Once I was introduced to the idea of working in law, I realized that my science background could be really beneficial in this field. Before making my final decision, I spent time interviewing professors and talking to the dean to ensure that this was the career I wanted to pursue. I knew I wanted to attend Texas A&M’s law school because it felt like home, which is comforting as law school can be a very stressful and competitive atmosphere at times. With my love for the environment recently solidified by a 3-month backpacking trip through Europe and a steady desire to help others, I knew law school was the right choice. Every case seems like a puzzle to me, and it’s my job to fit all the pieces together to win the best outcome for my client.
Why might your name sound familiar to some of your future clients?
Dr. James Naismith, the inventor of basketball, is my great-great-grandfather. Just a few years ago, my grandfather started handling the publicity that comes with the family name in his retirement. He recently met with Mark Cuban, who gave our family courtside tickets to see the Dallas Mavericks. My grandfather was even presented with a signed jersey during the game. It’s been really cool to see the name being recognized across the country. It’s crazy to see people recognizing my name now, too!
How has your great-great-grandfather’s story inspired you?

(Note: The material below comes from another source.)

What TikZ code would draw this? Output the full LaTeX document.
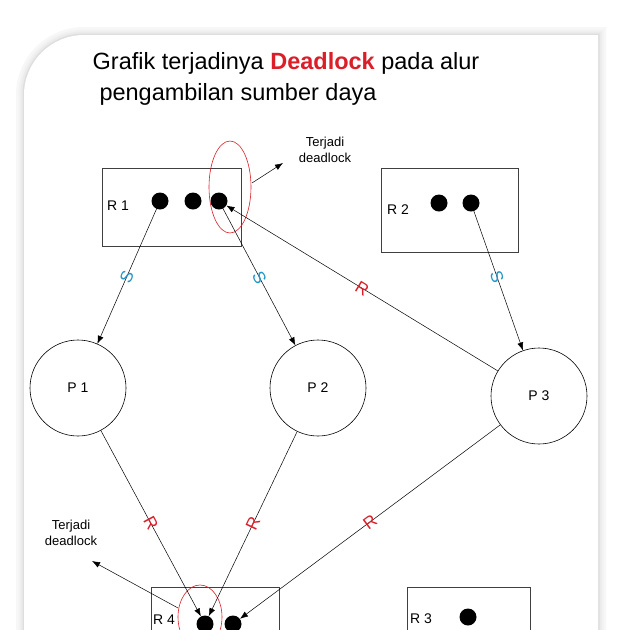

My great-great-grandfather was an incredible guy if you look at his history. In addition to inventing basketball, he created the idea for the modern football helmet, was a minister during World War I for overseas troops and also crafted woodwork in his spare time. He was a really creative guy who rose to the challenge of solving problems. When his students didn’t have a sport to play indoors during the cold, snowy winter, he invented one. I may not be making my name in the sports industry, but I hope to continue his legacy of ingenuity throughout my career as a lawyer.